Despite an invitation to Philly’s best drag night, New York had tired us out, so we headed to the nearby Northern Liberties suburb for dinner and had a Thai dinner that I’m still thinking about a month later: the vegan salad itself was admittedly uninspiring, but Circles served it lathered in a spicy peanut dressing so creamy and rich, with a kick better than Beckham’s, that I ordered it again a few evenings later.

On Friday morning, we brunched at Sabrina’s Cafe in Bella Vista, Philly’s Little Italy. Feeling fresh and sitting in the sunny street underneath the trees, I had bacon, eggs and coffee while Kev tackled a huevos rancheros extravaganza. To our left, two ageing ladies were powering through a bottle of Stolly, taking advantage of Philly’s BYO tradition with virgin Bloody Marys on tap. To our right, a recovering alcoholic told his woeful story very loudly to his friend. It all made sense.


We covered most of the city on foot that day, strolling through the Old City to all the historical landmarks and even hitting up a chemistry museum for Kevin. An old couple approached us, asking where a particularly famous ice cream parlour was, and Kevin shed real tears after telling them she didn’t know. Upon finding said parlour five minutes later, she stifled a horribly audible sob.

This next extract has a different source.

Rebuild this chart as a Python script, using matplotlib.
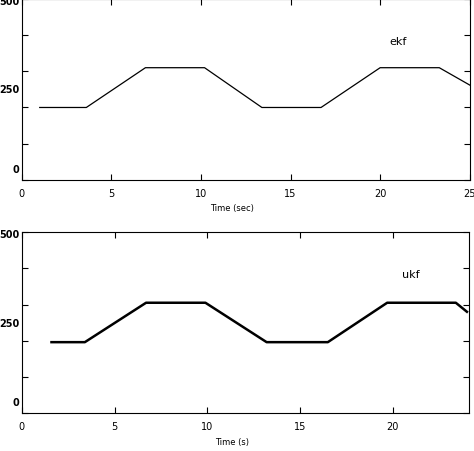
import matplotlib.pyplot as plt

# Trayectorias estimadas (tiempo, valor)
t_ekf = [1.0, 3.6, 6.9, 10.2, 13.4, 16.7, 20.0, 23.3, 25.0]
y_ekf = [200, 200, 310, 310, 200, 200, 310, 310, 262]
t_ukf = [1.6, 3.4, 6.7, 9.9, 13.2, 16.5, 19.7, 23.4, 24.0]
y_ukf = [196, 196, 305, 305, 196, 196, 305, 305, 280]

fig = plt.figure(figsize=(4.74, 4.52), dpi=100)
ax1 = fig.add_axes([0.046, 0.60, 0.945, 0.40])
ax2 = fig.add_axes([0.046, 0.084, 0.943, 0.40])

configs = [
    (ax1, t_ekf, y_ekf, "ekf", "Time (sec)", 25, 0.9, [0, 5, 10, 15, 20, 25]),
    (ax2, t_ukf, y_ukf, "ukf", "Time (s)", 24.1, 1.8, [0, 5, 10, 15, 20]),
]
for ax, t, y, name, xl, xmax, lw, xt in configs:
    ax.plot(t, y, color="black", lw=lw)
    ax.set_xlim(0, xmax)
    ax.set_ylim(0, 500)
    ax.set_xticks(xt)
    ax.set_yticks([0, 100, 200, 300, 400, 500])
    ax.set_yticklabels([])
    ax.tick_params(direction="in", length=4, labelsize=7, pad=6)
    ax.tick_params(axis="x", top=True)
    ax.tick_params(axis="y", right=True)
    ax.set_xlabel(xl, fontsize=6, labelpad=4)
    ax.xaxis.set_label_coords(0.47, -0.13)
    ax.text(20.5, 375, name, fontsize=8)
    for v, dy in [(0, 30), (250, 0), (500, -5)]:
        ax.text(-0.005, v + dy, str(v), fontsize=7, fontweight="bold",
                ha="right", va="center", transform=ax.get_yaxis_transform())

plt.savefig("out.png")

Jensen told us to come down to Woody’s, a huge club in the city’s Gayborhood where all the road signs in the area are marked with a rainbow. After stumbling across a mesmerising drag contest, we found Woody’s and proceeded to have the funnest, sweatiest night in years. Americans serve gin and tonic as a pint, by the way, and Jenson, who worked there, served them for free. The next day was difficult.


That evening, we recovered with fro-yo and a veggie sub at Campo’s in the old city before returning to Fishtown for a couple of beers at Bottle Bar East, a genius spot that offers a full bottle shop service within a bar.


We retraced our steps on our final day, perusing the historical sights and sounds. When it came to take the bus on to Washington, it was with a heavy heart that we left our new favourite American city.